Und dann kamen die persischen Priester schließlich in dem kleinen Dorf Bethlehem an, folgten dem Stern, bis er schließlich über dem Haus schien, in dem das Christuskind zu finden war. Von einem Haus spricht St. Matthäus hier, immerhin. Irgendwie scheinen Joseph und Maria mit dem Kind in den Tagen nach der Geburt doch aus dem Ziegenstall wieder herausgekommen zu sein, denn so fürchterlich romantisch war das dort für sie ganz sicher nicht. Aber auch dieses Haus, in dem die Weisen nun Christus finden, hatte ganz sicher nichts Palastähnliches an sich. Es bestand vermutlich nur aus einem Raum, in dessen Ecke irgendwo Maria mit ihrem Kind saß. Völlig deplaziert schienen die Priester da mit ihren Riesengeschenken zu sein, mit dem Gold, dem Weihrauch, der Myrrhe. An einem Königshof hätte man damit Eindruck machen können; aber was brauchte dieses junge Mädchen mit dem kleinen Kind denn solche Reichtümer? Ja, sollte dieses mickrige Haus mit seinen so unscheinbaren Bewohnern allen Ernstes das wahre Ziel der Reise der persischen Priester sein? Oder hatten sie sich am Ende doch total geirrt?
Nein, die Priester lassen sich nicht beirren, auch nicht von der Armseligkeit dessen, was sie hier sehen und vorfinden. Voll großer Freude gehen sie in das Haus und fallen vor diesem Kind zu Boden, vor diesem Kind, dem man doch überhaupt nicht ansehen konnte, dass es mehr war als bloß irgendeines der vielen anderen Kinder in Bethlehem.

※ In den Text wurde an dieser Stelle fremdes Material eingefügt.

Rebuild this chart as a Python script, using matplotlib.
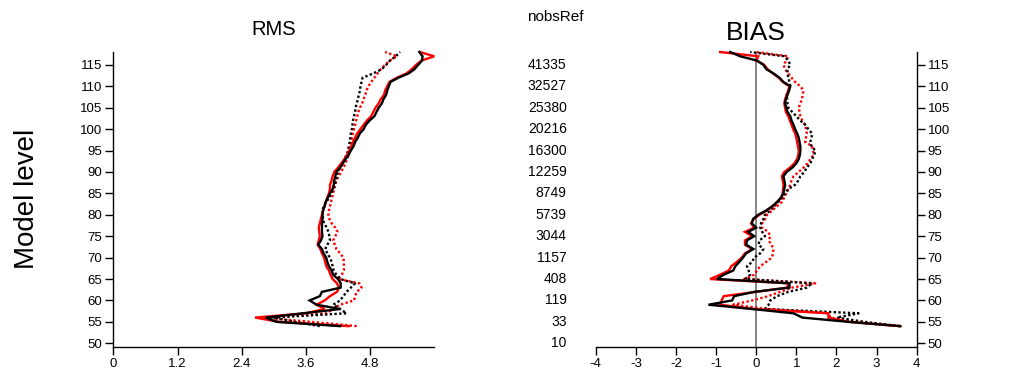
import matplotlib
matplotlib.use("Agg")
import matplotlib.pyplot as plt
from matplotlib.transforms import blended_transform_factory

plt.rcParams['font.family'] = ['Liberation Sans', 'DejaVu Sans']
plt.rcParams['axes.unicode_minus'] = False

# model levels (bottom to top)
levels = list(range(54, 119))

# RMS profiles
rms_black = [4.24, 3.05, 2.85, 3.55, 4.24, 3.80, 3.67, 3.86, 3.90, 4.25,
             4.25, 4.20, 4.11, 4.08, 4.03, 4.00, 3.98, 3.93, 3.90, 3.83,
             3.88, 3.91, 3.90, 3.90, 3.90, 3.91, 3.91, 3.92, 3.95, 3.97,
             4.01, 4.05, 4.10, 4.12, 4.13, 4.15, 4.17, 4.24, 4.29, 4.34,
             4.40, 4.44, 4.49, 4.52, 4.57, 4.61, 4.68, 4.72, 4.79, 4.88,
             4.92, 4.96, 5.02, 5.05, 5.10, 5.12, 5.15, 5.18, 5.33, 5.52,
             5.63, 5.70, 5.77, 5.78, 5.72]
rms_red = [4.40, 3.10, 2.65, 3.60, 3.95, 3.80, 3.95, 4.05, 4.18, 4.22,
           4.18, 4.10, 4.06, 4.03, 3.98, 3.96, 3.94, 3.90, 3.87, 3.82,
           3.84, 3.86, 3.85, 3.84, 3.86, 3.88, 3.90, 3.92, 3.95, 3.97,
           4.00, 4.03, 4.05, 4.05, 4.08, 4.10, 4.13, 4.20, 4.26, 4.32,
           4.37, 4.41, 4.45, 4.48, 4.52, 4.56, 4.62, 4.68, 4.74, 4.82,
           4.86, 4.90, 4.96, 5.00, 5.06, 5.08, 5.12, 5.16, 5.30, 5.48,
           5.58, 5.66, 5.76, 6.00, 5.73]
rms_black_dot = [3.86, 3.40, 2.99, 4.36, 4.24, 4.11, 4.24, 4.30, 4.36, 4.44,
                 4.52, 4.24, 4.17, 4.12, 4.10, 4.08, 4.05, 4.00, 3.96, 4.00,
                 4.05, 4.04, 4.02, 3.99, 3.94, 3.92, 3.91, 3.91, 3.93, 3.98,
                 4.04, 4.07, 4.11, 4.14, 4.16, 4.18, 4.20, 4.24, 4.28, 4.32,
                 4.36, 4.39, 4.40, 4.42, 4.43, 4.44, 4.46, 4.47, 4.48, 4.50,
                 4.52, 4.53, 4.55, 4.57, 4.59, 4.61, 4.62, 4.64, 4.66, 4.86,
                 5.02, 5.10, 5.17, 5.28, 5.36]
rms_red_dot = [4.55, 3.70, 2.80, 4.00, 4.10, 4.24, 4.50, 4.52, 4.55, 4.64,
               4.60, 4.20, 4.27, 4.31, 4.31, 4.31, 4.30, 4.24, 4.17, 4.14,
               4.11, 4.15, 4.19, 4.15, 4.08, 4.04, 4.02, 4.03, 4.05, 4.07,
               4.09, 4.11, 4.13, 4.15, 4.17, 4.21, 4.26, 4.30, 4.34, 4.37,
               4.40, 4.41, 4.43, 4.45, 4.46, 4.48, 4.50, 4.52, 4.54, 4.56,
               4.58, 4.61, 4.65, 4.68, 4.71, 4.73, 4.77, 4.82, 4.88, 4.94,
               5.00, 5.08, 5.17, 5.30, 5.08]

# BIAS profiles
bias_black = [3.59, 2.30, 1.15, 0.93, -0.10, -1.19, -0.60, -0.55, -0.05, 0.83,
              0.83, -0.98, -0.81, -0.57, -0.52, -0.42, -0.33, -0.25, -0.07, -0.25,
              -0.23, -0.05, -0.20, 0.00, -0.11, -0.08, 0.05, 0.25, 0.40, 0.52,
              0.62, 0.68, 0.70, 0.72, 0.70, 0.68, 0.76, 0.90, 1.00, 1.06,
              1.09, 1.10, 1.10, 1.08, 1.06, 1.02, 0.97, 0.93, 0.88, 0.85,
              0.78, 0.75, 0.72, 0.74, 0.78, 0.82, 0.85, 0.68, 0.58, 0.43,
              0.25, 0.18, 0.02, -0.40, -0.65]
bias_red = [3.59, 2.30, 1.80, 1.80, -0.05, -0.90, -0.86, -0.81, 0.00, 0.78,
            0.80, -1.15, -0.90, -0.68, -0.62, -0.48, -0.36, -0.28, -0.10, -0.28,
            -0.28, -0.10, -0.28, -0.05, -0.13, -0.06, 0.08, 0.27, 0.42, 0.53,
            0.62, 0.66, 0.67, 0.68, 0.66, 0.64, 0.70, 0.84, 0.95, 1.02,
            1.05, 1.06, 1.04, 1.02, 1.00, 0.97, 0.92, 0.88, 0.84, 0.80,
            0.74, 0.72, 0.70, 0.72, 0.76, 0.80, 0.83, 0.66, 0.56, 0.42,
            0.28, 0.20, 0.00, 0.05, -0.90]
bias_black_dot = [3.59, 2.70, 2.01, 2.55, 0.22, 0.31, 0.35, 0.52, 0.80, 1.26,
                  1.39, -0.27, -0.15, -0.19, -0.23, -0.10, -0.05, 0.10, 0.18, 0.06,
                  0.08, 0.22, 0.15, 0.10, 0.12, 0.18, 0.22, 0.35, 0.45, 0.55,
                  0.65, 0.72, 0.80, 0.97, 1.05, 1.10, 1.20, 1.26, 1.35, 1.39,
                  1.45, 1.47, 1.38, 1.35, 1.38, 1.39, 1.30, 1.22, 1.10, 1.00,
                  0.90, 0.80, 0.78, 0.77, 0.76, 0.80, 0.85, 0.83, 0.80, 0.78,
                  0.78, 0.85, 0.80, 0.70, -0.15]
bias_red_dot = [3.59, 2.40, 1.85, 1.80, 0.27, -0.57, -0.10, 0.30, 0.60, 0.90,
                1.47, -0.30, -0.05, 0.02, 0.10, 0.25, 0.39, 0.42, 0.43, 0.38,
                0.31, 0.35, 0.30, 0.14, 0.15, 0.22, 0.27, 0.40, 0.52, 0.64,
                0.70, 0.75, 0.80, 0.85, 0.88, 0.93, 1.06, 1.18, 1.28, 1.35,
                1.43, 1.42, 1.39, 1.22, 1.24, 1.26, 1.24, 1.22, 1.15, 1.10,
                1.08, 1.06, 1.10, 1.14, 1.16, 1.18, 1.10, 0.97, 0.88, 0.80,
                0.72, 0.68, 0.75, 0.80, 0.00]

# number of reference observations per labelled level
nobs_levels = [115, 110, 105, 100, 95, 90, 85, 80, 75, 70, 65, 60, 55, 50]
nobs_ref = [41335, 32527, 25380, 20216, 16300, 12259, 8749, 5739, 3044,
            1157, 408, 119, 33, 10]

ytick_vals = list(range(50, 116, 5))
rms_ticks = [0, 1.2, 2.4, 3.6, 4.8]
bias_ticks = [-4, -3, -2, -1, 0, 1, 2, 3, 4]

W, H = 1016, 373
fig = plt.figure(figsize=(W / 100, H / 100), dpi=100)

bottom_px, top_px = 346.7, 52.0
ax_b = 1 - bottom_px / H
ax_h = (bottom_px - top_px) / H
ylim = (49.2, 118.0)

ax1 = fig.add_axes([113.3 / W, ax_b, (434.3 - 113.3) / W, ax_h])
ax2 = fig.add_axes([595.7 / W, ax_b, (916.7 - 595.7) / W, ax_h])

lw = 1.7
dotted = (0, (1, 1))
style = [
    (dotted, 'red'), (dotted, 'black'), ('-', 'red'), ('-', 'black'),
]

for ax, series in ((ax1, (rms_red_dot, rms_black_dot, rms_red, rms_black)),
                   (ax2, (bias_red_dot, bias_black_dot, bias_red, bias_black))):
    if ax is ax2:
        ax.axvline(0, color='#7a7a7a', lw=1.3, zorder=1)
    for vals, (ls, col) in zip(series, style):
        ax.plot(vals, levels, ls=ls, color=col, lw=lw, clip_on=False,
                zorder=3, solid_joinstyle='miter')
    ax.set_ylim(*ylim)
    ax.spines['top'].set_visible(False)
    for s in ax.spines.values():
        s.set_linewidth(1.0)
    ax.tick_params(direction='out', length=6, width=1.0, labelsize=9.5,
                   pad=2)

ax1.set_xlim(0, 6)
ax1.set_xticks(rms_ticks)
ax1.set_xticklabels(['0', '1.2', '2.4', '3.6', '4.8'])
ax1.set_yticks(ytick_vals)
ax1.spines['right'].set_visible(False)
ax1.set_ylabel('Model level', fontsize=20, labelpad=29)
ax1.set_title('RMS', fontsize=14.5, pad=12)

ax2.set_xlim(-4, 4)
ax2.set_xticks(bias_ticks)
ax2.set_yticks(ytick_vals)
ax2.spines['left'].set_visible(False)
ax2.yaxis.tick_right()
ax2.set_title('BIAS', fontsize=19, pad=9)

tr = blended_transform_factory(fig.transFigure, ax2.transData)
for lev, n in zip(nobs_levels, nobs_ref):
    fig.text(566.7 / W, lev, str(n), transform=tr, ha='right', va='center',
             fontsize=10)
fig.text(555.7 / W, 1 - 17 / H, 'nobsRef', ha='center', va='center',
         fontsize=11)

fig.savefig('out.png', dpi=100)
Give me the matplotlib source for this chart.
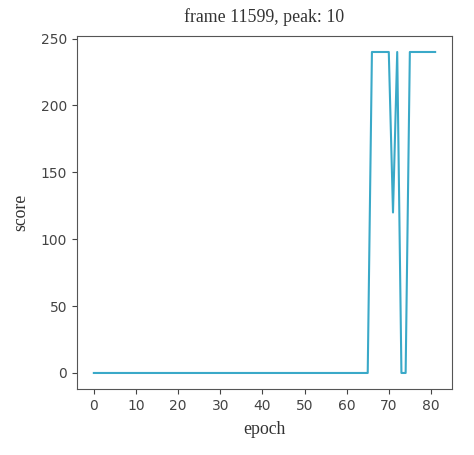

Ja, ein Wunder, ein geradezu unfassliches Wunder ist es, dass die Weisen dieses Kind als ihren Gott anbeten.
Und nichts Anderes geschieht nun auch hier in unserer Gemeinde immer und immer wieder. Was kann man hier in der Kirche eigentlich schon groß sehen? Einen zappelnden Pastor auf der Kanzel, ein paar Brotstückchen und ein Kelch mit Wein auf dem Altar. Wahrlich nichts Beeindruckendes, nichts, was uns beim Anblick gleich auf die Knie sinken lassen sollte. Doch wir tun’s trotzdem, fallen auf die Knie, wenn es uns denn körperlich irgend möglich ist, beten den an, auf den der Pastor mit seinen oftmals so dürftigen Worten verweist, beten den an, der in den armseligen Gestalten von Brot und Wein tatsächlich auch bei uns gegenwärtig ist. Und indem wir ihn anbeten, vor ihm niederfallen, verändert sich tatsächlich etwas in unserem Leben, wie damals bei den Weisen auch: Wichtig ist nicht mehr, was wir besitzen, was wir im Leben erreichen, wichtig ist nicht mehr, was wir für eine Stellung, was wir für einen Titel haben. Wichtig ist einzig und allein, dass wir den vor uns haben, der allein die Erfüllung unseres Lebens darstellt und dem wir uns darum gerne zur Verfügung stellen mit allem, was wir haben und sind.
Nein, es ist wirklich nicht zu begreifen, dass wir tun, was wir hier tun, dass wir allen Ernstes in einem Stück Brot und in einem Schluck Wein unseren Herrn und Gott erkennen. Ein Wunder ist es; und doch erfahren wir selber darin immer wieder neu das höchste Glück unseres Lebens, einen Vorgeschmack dessen, was uns schließlich am Ziel unseres Lebens erwartet. Unfassliche Wunder sind geschehen, die uns hierher an den Altar, an die Krippe Christi geführt haben. Ja, darüber können wir nur staunen, dafür können wir ihn, Christus, nur anbeten – jetzt hier im Gottesdienst und einmal in alle Ewigkeit! Amen.